Impact of the Escrow Agreement
The court considered the plaintiffs' argument that the Escrow Agreement modified their legal relationship and thus rendered claim preclusion inapplicable. The plaintiffs contended that the Escrow Agreement, which required joint written instructions for disbursement of the escrowed funds, indicated that they were no longer bound by the prior arbitration ruling. However, the court found that the Escrow Agreement did not materially alter the parties' legal relationship or the underlying facts of the case. Instead, the court determined that both the Settlement Agreement and the Escrow Agreement contained similar terms regarding the allocation of funds, which still required mutual agreement among the parties.
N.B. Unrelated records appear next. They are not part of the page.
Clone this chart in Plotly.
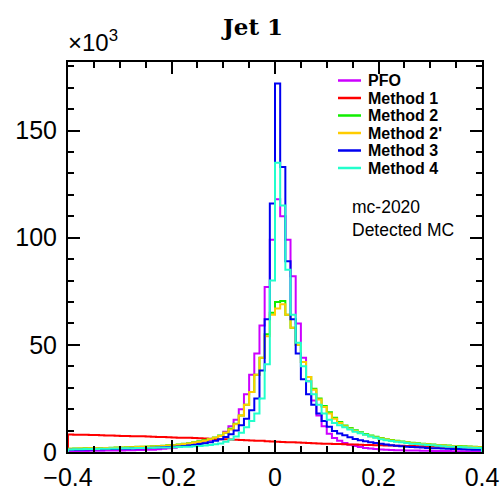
import numpy as np
import plotly.graph_objects as go

# ---------------- data (counts in units of 10^3, 80 bins from -0.4 to 0.4) ----------------
x_min, x_max, n_bins = -0.4, 0.4, 80

pfo = [0.4, 0.45, 0.5, 0.5, 0.55, 0.6, 0.6, 0.65, 0.7, 0.7, 0.75, 0.8, 0.85, 0.9, 0.95, 1.0,
       1.1, 1.3, 1.5, 1.7, 2.0, 2.4, 2.8, 3.2, 3.7, 4.3, 4.8, 5.5, 6.5, 7.5,
       9.5, 12, 15, 20, 27, 36, 46, 59, 77, 99,
       118, 110, 99, 82, 60, 44, 33, 24, 17, 12,
       8.5, 6.5, 5.2, 4.2, 3.4, 2.8, 2.3, 1.9, 1.6, 1.4,
       1.2, 1.05, 0.95, 0.85, 0.8, 0.75, 0.7, 0.65, 0.6, 0.55,
       0.5, 0.48, 0.45, 0.42, 0.4, 0.38, 0.35, 0.33, 0.3, 0.3]

method1 = [8.2, 8.1, 8.1, 8.0, 7.9, 7.9, 7.8, 7.7, 7.7, 7.6,
           7.5, 7.5, 7.4, 7.3, 7.3, 7.2, 7.1, 7.0, 7.0, 6.9,
           6.8, 6.7, 6.7, 6.6, 6.5, 6.4, 6.3, 6.2, 6.1, 6.0,
           5.9, 5.8, 5.7, 5.6, 5.5, 5.4, 5.3, 5.2, 5.0, 4.9,
           4.8, 4.7, 4.6, 4.5, 4.4, 4.3, 4.2, 4.1, 4.0, 3.9,
           3.8, 3.75, 3.7, 3.6, 3.5, 3.45, 3.4, 3.3, 3.25, 3.2,
           3.1, 3.05, 3.0, 2.95, 2.9, 2.85, 2.8, 2.7, 2.65, 2.6,
           2.55, 2.5, 2.45, 2.4, 2.35, 2.3, 2.25, 2.2, 2.15, 2.1]

method2 = [1.55, 1.6, 1.65, 1.7, 1.75, 1.8, 1.85, 1.9, 2.0, 2.05, 2.1, 2.2, 2.3, 2.4, 2.5, 2.6,
           2.7, 2.8, 2.95, 3.1, 3.3, 3.5, 3.8, 4.1, 4.5, 5.0, 5.5, 6.1, 6.8, 7.7,
           9.0, 10.8, 13.2, 17, 22, 28, 36, 44, 55, 65,
           70, 70.5, 64, 58, 50, 42, 35, 29.5, 25, 21.5,
           18.5, 16, 14, 12.4, 11.2, 10.1, 9.2, 8.4, 7.7, 7.1,
           6.5, 6.0, 5.6, 5.2, 4.9, 4.6, 4.3, 4.05, 3.85, 3.65,
           3.45, 3.3, 3.15, 3.0, 2.85, 2.75, 2.65, 2.55, 2.45, 2.35]

method2p = [1.5, 1.55, 1.6, 1.65, 1.7, 1.75, 1.8, 1.85, 1.9, 2.0, 2.05, 2.1, 2.2, 2.3, 2.4, 2.5,
            2.6, 2.7, 2.85, 3.0, 3.2, 3.4, 3.7, 4.0, 4.4, 4.8, 5.3, 5.9, 6.6, 7.5,
            9, 10.5, 13, 17, 22, 28, 36, 44, 54, 64,
            67, 69, 64, 58, 50, 42, 35, 29, 24.5, 21,
            18, 15.5, 13.5, 12, 10.8, 9.8, 8.9, 8.1, 7.4, 6.8,
            6.3, 5.8, 5.4, 5.0, 4.7, 4.4, 4.1, 3.9, 3.7, 3.5,
            3.3, 3.15, 3.0, 2.85, 2.7, 2.6, 2.5, 2.4, 2.3, 2.2]

method3 = [1.0, 1.05, 1.1, 1.15, 1.2, 1.25, 1.3, 1.35, 1.4, 1.45, 1.5, 1.55, 1.6, 1.7, 1.8, 1.9,
           2.0, 2.1, 2.2, 2.3, 2.45, 2.6, 2.8, 3.0, 3.3, 3.7, 4.1, 4.6, 5.2, 6.0,
           7.0, 8.3, 10, 12.5, 15.5, 19.5, 25, 38, 62, 116,
           172, 133, 89, 62, 46, 34, 27, 22, 18, 14.5,
           11.8, 9.8, 8.6, 7.8, 6.9, 6.1, 5.5, 5.0, 4.6, 4.2,
           3.8, 3.5, 3.2, 2.9, 2.7, 2.5, 2.35, 2.2, 2.05, 1.9,
           1.8, 1.7, 1.6, 1.5, 1.45, 1.4, 1.3, 1.2, 1.1, 1.0]

method4 = [1.2, 1.25, 1.3, 1.35, 1.4, 1.45, 1.5, 1.55, 1.6, 1.65, 1.7, 1.75, 1.8, 1.85, 1.9, 1.95,
           2.0, 2.05, 2.1, 2.15, 2.2, 2.3, 2.4, 2.5, 2.65, 2.8, 3.0, 3.3, 3.6, 4.0,
           4.8, 5.8, 7.2, 9, 11.5, 14.5, 18, 25, 41, 80,
           135, 115, 85, 64, 51, 40, 33, 27, 22, 18,
           15, 13.5, 12.5, 11.5, 10.5, 9.5, 8.7, 8.0, 7.2, 6.6,
           6.0, 5.5, 5.1, 4.8, 4.5, 4.2, 3.9, 3.7, 3.5, 3.3,
           3.1, 2.9, 2.7, 2.5, 2.4, 2.3, 2.2, 2.1, 2.0, 1.9]

series_names = ["PFO", "Method 1", "Method 2", "Method 2'", "Method 3", "Method 4"]
series_values = [pfo, method1, method2, method2p, method3, method4]
series_colors = ["#CC00FF", "#FF0000", "#11EE00", "#FFCC00", "#0000F0", "#22FFCC"]

x_tickvals = [-0.4, -0.2, 0, 0.2, 0.4]
x_ticktext = ["\u22120.4", "\u22120.2", "0", "0.2", "0.4"]
y_tickvals = [0, 50, 100, 150]
y_ticktext = ["0", "50", "100", "150"]
y_max = 182

title_text = "Jet 1"
info_lines = ["mc-2020", "Detected MC"]

# ---------------- layout geometry ----------------
W, H = 504, 490
ML, MR, MT, MB = 68, 22, 62, 38
PW, PH = W - ML - MR, H - MT - MB


def px_to_paper(px, py):
    return (px - ML) / PW, (H - MB - py) / PH


edges = np.linspace(x_min, x_max, n_bins + 1)

fig = go.Figure()
for name, vals, col in zip(series_names, series_values, series_colors):
    xs = [edges[0]] + list(edges) + [edges[-1]]
    ys = [0] + list(vals) + [vals[-1], 0]
    fig.add_trace(go.Scatter(x=xs, y=ys, mode="lines", name=name,
                             line=dict(color=col, width=2, shape="hv"),
                             showlegend=False, hoverinfo="skip"))

# manual legend
leg_x0, leg_x1, leg_tx = 338, 361, 366
leg_y0, leg_dy = 80.5, 17.5
for k, (name, col) in enumerate(zip(series_names, series_colors)):
    py = leg_y0 + k * leg_dy
    xa, ya = px_to_paper(leg_x0, py)
    xb, _ = px_to_paper(leg_x1, py)
    fig.add_shape(type="line", xref="paper", yref="paper", x0=xa, x1=xb, y0=ya, y1=ya,
                  line=dict(color=col, width=2.5))
    xt, _ = px_to_paper(leg_tx, py)
    fig.add_annotation(xref="paper", yref="paper", x=xt, y=ya, xanchor="left", yanchor="middle",
                       text="<b>%s</b>" % name, showarrow=False,
                       font=dict(family="Liberation Sans", size=16, color="black"))

for k, line in enumerate(info_lines):
    xt, yt = px_to_paper(350, 207 + k * 23)
    fig.add_annotation(xref="paper", yref="paper", x=xt, y=yt, xanchor="left", yanchor="middle",
                       text=line, showarrow=False,
                       font=dict(family="Liberation Sans", size=17.5, color="black"))

# x10^3 label
xe, ye = px_to_paper(66, 58)
fig.add_annotation(xref="paper", yref="paper", x=xe, y=ye, xanchor="left", yanchor="bottom",
                   text="\u00d710<sup>3</sup>", showarrow=False,
                   font=dict(family="Liberation Sans", size=24, color="black"))

axis_common = dict(showline=True, linewidth=2, linecolor="black", mirror="allticks",
                   ticks="inside", ticklen=12, tickwidth=2, tickcolor="black",
                   showgrid=False, zeroline=False, automargin=False,
                   tickfont=dict(family="Liberation Sans", size=25, color="black"))

fig.update_layout(
    width=W, height=H,
    margin=dict(l=ML, r=MR, t=MT, b=MB, autoexpand=False),
    paper_bgcolor="white", plot_bgcolor="white",
    title=dict(text="<b>%s</b>" % title_text, x=0.502, xanchor="center",
               y=1 - 27 / H, yanchor="middle", xref="container", yref="container",
               font=dict(family="DejaVu Serif", size=23, color="black")),
    xaxis=dict(range=[x_min, x_max], tickvals=x_tickvals, ticktext=x_ticktext,
               ticklabelstandoff=2,
               minor=dict(dtick=0.05, tick0=0, ticks="inside", ticklen=6, tickwidth=2,
                          tickcolor="black"),
               **axis_common),
    yaxis=dict(range=[0, y_max], tickvals=y_tickvals, ticktext=y_ticktext,
               ticklabelstandoff=4,
               minor=dict(dtick=10, tick0=0, ticks="inside", ticklen=6, tickwidth=2,
                          tickcolor="black"),
               **axis_common),
)

fig.write_html("out.html")
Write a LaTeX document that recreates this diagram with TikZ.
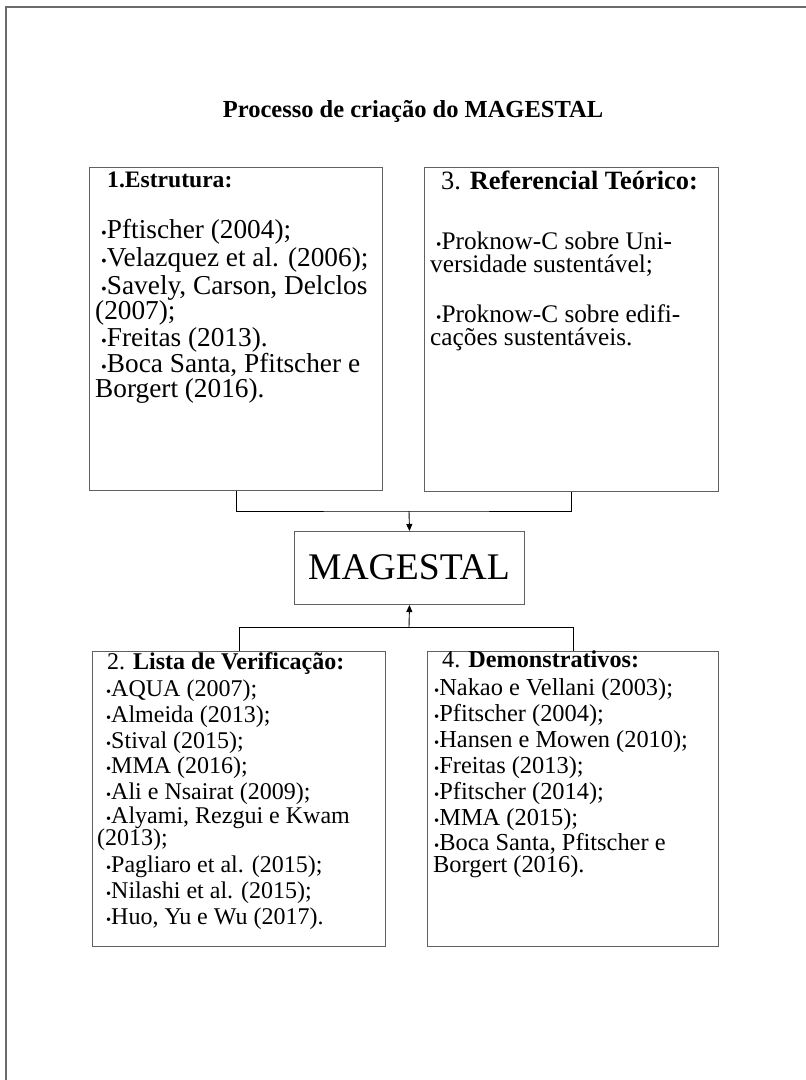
\documentclass[tikz,border=0pt]{standalone}
\usepackage{fontspec}
\usepackage{graphicx}
\setmainfont{Liberation Serif}
\usetikzlibrary{arrows.meta}
\newcommand\bul{\scalebox{0.6}{•}}
\newcommand\fA{\fontsize{27.3}{28}\selectfont}
\newcommand\fB{\fontsize{25.3}{26}\selectfont}
\newcommand\fC{\fontsize{24}{25}\selectfont}
\newcommand\fD{\fontsize{24.4}{25}\selectfont}
% two-line item: #1 line distance, #2 indent of first line, #3 first line, #4 second line
\newcommand\wrapitem[4]{\vtop{\baselineskip=#1\relax\lineskiplimit=-1000pt\relax
  \hbox{\hspace*{#2}#3}\hbox{#4}}}
\definecolor{frame}{gray}{0.42}
\definecolor{boxline}{gray}{0.38}
\tikzset{
  box/.style={draw=boxline, line width=1pt, anchor=north west, inner sep=0pt},
  txt/.style={anchor=base west, inner sep=0pt},
  conn/.style={draw=black, line width=0.9pt},
  arr/.style={conn, -{Triangle[length=7pt,width=6pt]}}
}
\begin{document}
\begin{tikzpicture}[x=1pt,y=-1pt]
\useasboundingbox (0,0) rectangle (806,1080);
% outer page frame
\draw[frame, line width=1.6pt] (6,1080) -- (6,7) -- (806,7);
% title
\node[anchor=base, inner sep=0pt, font=\fontsize{24.5}{26}\selectfont\bfseries] (title) at (413,117) {Processo de criação do MAGESTAL};
% boxes
\node[box, minimum width=293pt, minimum height=323pt] (b1) at (89,167) {};
\node[box, minimum width=294pt, minimum height=324pt] (b3) at (424,167) {};
\node[box, minimum width=230pt, minimum height=73pt] (mag) at (294,531) {};
\node[inner sep=0pt, anchor=base, font=\fontsize{37.6}{38}\selectfont] (magt) at (409,579) {MAGESTAL};
\node[box, minimum width=293pt, minimum height=295pt] (b2) at (92,651) {};
\node[box, minimum width=291pt, minimum height=295pt] (b4) at (427,651) {};
% connectors
\coordinate (j1) at (409,511);
\coordinate (j2) at (409,627);
\draw[conn] (b1.south) |- (j1) -| (b3.south);
\draw[arr] (j1) -- (mag.north);
\draw[conn] (b2.north) |- (j2) -| (b4.north);
\draw[arr] (j2) -- (mag.south);
% box 1
\node[txt, font=\fontsize{23.6}{25}\selectfont\bfseries] (h1) at (107,187) {1.Estrutura:};
\node[txt, font=\fA] (b1l1) at (101,238) {\bul Pftischer (2004);};
\node[txt, font=\fA] (b1l2) at (101,266) {\bul Velazquez et al. (2006);};
\node[txt, font=\fA] (b1l3) at (95,294) {\wrapitem{25pt}{6pt}{\bul Savely, Carson, Delclos}{(2007);}};
\node[txt, font=\fA] (b1l5) at (101,346) {\bul Freitas (2013).};
\node[txt, font=\fA] (b1l6) at (95,372) {\wrapitem{25pt}{6pt}{\bul Boca Santa, Pfitscher e}{Borgert (2016).}};
% box 3
\node[txt, font=\fontsize{26.4}{27}\selectfont] (h3) at (441,189) {3. \textbf{Referencial Teórico:}};
\node[txt, font=\fB] (b3l1) at (430,249) {\wrapitem{23pt}{6pt}{\bul Proknow-C sobre Uni-}{versidade sustentável;}};
\node[txt, font=\fB] (b3l3) at (430,322) {\wrapitem{23pt}{6pt}{\bul Proknow-C sobre edifi-}{cações sustentáveis.}};
% box 2
\node[txt, font=\fC] (h2) at (107,669) {2. \textbf{Lista de Verificação:}};
\node[txt, font=\fC] (b2l1) at (106,696) {\bul AQUA (2007);};
\node[txt, font=\fC] (b2l2) at (106,722) {\bul Almeida (2013);};
\node[txt, font=\fC] (b2l3) at (106,748) {\bul Stival (2015);};
\node[txt, font=\fC] (b2l4) at (106,773) {\bul MMA (2016);};
\node[txt, font=\fC] (b2l5) at (106,799) {\bul Ali e Nsairat (2009);};
\node[txt, font=\fC] (b2l6) at (97,823) {\wrapitem{22pt}{9pt}{\bul Alyami, Rezgui e Kwam}{(2013);}};
\node[txt, font=\fC] (b2l8) at (106,872) {\bul Pagliaro et al. (2015);};
\node[txt, font=\fC] (b2l9) at (106,898) {\bul Nilashi et al. (2015);};
\node[txt, font=\fC] (b2l10) at (106,924) {\bul Huo, Yu e Wu (2017).};
% box 4
\node[txt, font=\fontsize{24.2}{25}\selectfont] (h4) at (442,667) {4. \textbf{Demonstrativos:}};
\node[txt, font=\fD] (b4l1) at (434,695) {\bul Nakao e Vellani (2003);};
\node[txt, font=\fD] (b4l2) at (434,721) {\bul Pfitscher (2004);};
\node[txt, font=\fD] (b4l3) at (434,747) {\bul Hansen e Mowen (2010);};
\node[txt, font=\fD] (b4l4) at (434,773) {\bul Freitas (2013);};
\node[txt, font=\fD] (b4l5) at (434,799) {\bul Pfitscher (2014);};
\node[txt, font=\fD] (b4l6) at (434,825) {\bul MMA (2015);};
\node[txt, font=\fD] (b4l7) at (433,850) {\wrapitem{22pt}{1pt}{\bul Boca Santa, Pfitscher e}{Borgert (2016).}};
\end{tikzpicture}
\end{document}
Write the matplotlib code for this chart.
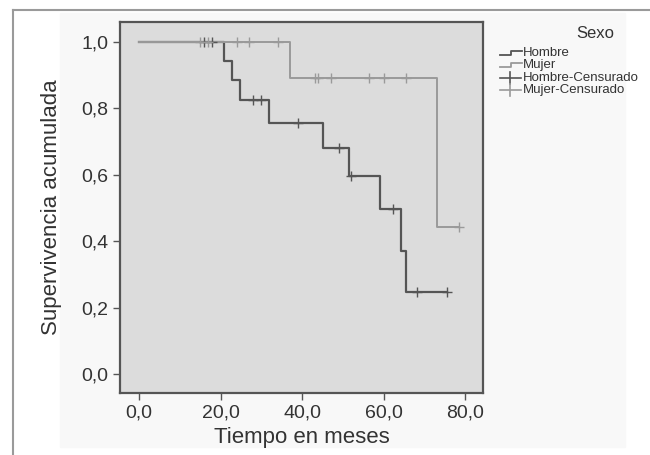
import numpy as np
import matplotlib
matplotlib.use("Agg")
import matplotlib.pyplot as plt
from matplotlib.lines import Line2D
from matplotlib.patches import Rectangle

plt.rcParams['font.family'] = ['Liberation Sans', 'DejaVu Sans']

# Kaplan-Meier steps
hombre_t = [0, 20.9, 22.7, 24.8, 31.9, 45.1, 51.4, 59.1, 64.2, 65.4, 75.5]
hombre_s = [1.0, 0.943, 0.886, 0.824, 0.757, 0.681, 0.596, 0.496, 0.371, 0.246, 0.246]
hombre_cens_t = [15.8, 17.9, 27.9, 30.0, 38.9, 49.1, 52.0, 62.3, 68.3, 75.5]
hombre_cens_s = [1.0, 1.0, 0.824, 0.824, 0.757, 0.681, 0.596, 0.496, 0.246, 0.246]

mujer_t = [0, 37.1, 73.2, 78.5]
mujer_s = [1.0, 0.891, 0.444, 0.444]
mujer_cens_t = [15.0, 17.0, 23.9, 27.0, 34.0, 43.2, 43.8, 47.1, 56.3, 60.2, 65.4, 78.5]
mujer_cens_s = [1.0, 1.0, 1.0, 1.0, 1.0, 0.891, 0.891, 0.891, 0.891, 0.891, 0.891, 0.444]

xticks = [0, 20, 40, 60, 80]
yticks = [0.0, 0.2, 0.4, 0.6, 0.8, 1.0]
legend_labels = ['Hombre', 'Mujer', 'Hombre-Censurado', 'Mujer-Censurado']

dark = '#555555'
light = '#9a9a9a'

W, H = 650, 455
fig = plt.figure(figsize=(6.5, 4.55), dpi=100)
fig.patch.set_facecolor('white')

# faint off-white panel and outer frame
fig.add_artist(Rectangle((60 / W, 1 - 447 / H), 565 / W, 434 / H,
                         transform=fig.transFigure, color='#f8f8f8', zorder=-2))
fig.add_artist(Line2D([13 / W, 1], [1 - 10 / H, 1 - 10 / H], transform=fig.transFigure,
                      color='#9a9a9a', lw=1.5))
fig.add_artist(Line2D([13 / W, 13 / W], [0, 1 - 10 / H], transform=fig.transFigure,
                      color='#9a9a9a', lw=1.5))

ax = fig.add_axes([120 / W, 1 - 393 / H, 363 / W, 371 / H])
ax.set_facecolor('#dcdcdc')

ax.step(hombre_t, hombre_s, where='post', color=dark, lw=1.6)
ax.step(mujer_t, mujer_s, where='post', color=light, lw=1.4)
ax.plot(hombre_cens_t, hombre_cens_s, '+', color=dark, ms=7, mew=1.0)
ax.plot(mujer_cens_t, mujer_cens_s, '+', color=light, ms=7, mew=1.0)

ax.set_xlim(-4.7, 84.4)
ax.set_ylim(-0.057, 1.06)
ax.set_xticks(xticks)
ax.set_xticklabels([f'{v:.1f}'.replace('.', ',') for v in xticks])
ax.set_yticks(yticks)
ax.set_yticklabels([f'{v:.1f}'.replace('.', ',') for v in yticks])
ax.tick_params(direction='out', length=5, width=1, colors='#555555',
               labelcolor='#333333', labelsize=14)
for s in ax.spines.values():
    s.set_color('#555555')
    s.set_linewidth(1.6)

ax.set_xlabel('Tiempo en meses', fontsize=16, color='#333333', labelpad=4)
ax.set_ylabel('Supervivencia acumulada', fontsize=16, color='#333333', labelpad=14)

# legend drawn by hand
fig.text(595 / W, 1 - 33 / H, 'Sexo', fontsize=12, color='#333333',
         ha='center', va='center')
rows = [53, 65, 78, 90]
for i, lab in enumerate(legend_labels):
    y = 1 - rows[i] / H
    col = dark if i % 2 == 0 else light
    if i < 2:
        xs = np.array([500, 511, 511, 522]) / W
        ys = np.array([y - 2 / H, y - 2 / H, y + 2 / H, y + 2 / H])
        fig.add_artist(Line2D(xs, ys, transform=fig.transFigure, color=col, lw=1.3))
    else:
        fig.add_artist(Line2D([500 / W, 521 / W], [y, y], transform=fig.transFigure,
                              color=col, lw=1.2))
        fig.add_artist(Line2D([510 / W, 510 / W], [y - 6 / H, y + 6 / H],
                              transform=fig.transFigure, color=col, lw=1.2))
    fig.text(523 / W, y, lab, fontsize=9.5, color='#333333', ha='left', va='center')

fig.savefig('out.png', dpi=100)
Therefore, the court concluded that the Escrow Agreement did not change the binding nature of the Arbitration Decision regarding the allocation of funds.
Conclusion of the Court
Ultimately, the court granted the defendant's motion to dismiss the plaintiffs' claims for unjust enrichment and quantum meruit based on claim preclusion. The court held that the plaintiffs were barred from relitigating the same primary right they had previously asserted in arbitration. Furthermore, the court provided the plaintiffs with an opportunity to amend their complaint to include any relevant facts that could demonstrate a change in circumstances or legal relationships that might affect claim preclusion. However, the court emphasized that the plaintiffs would need to show that they had engaged in good faith negotiations post-arbitration to support their claims. If they failed to file an amended complaint within the specified time, the court indicated that it would dismiss the action with prejudice.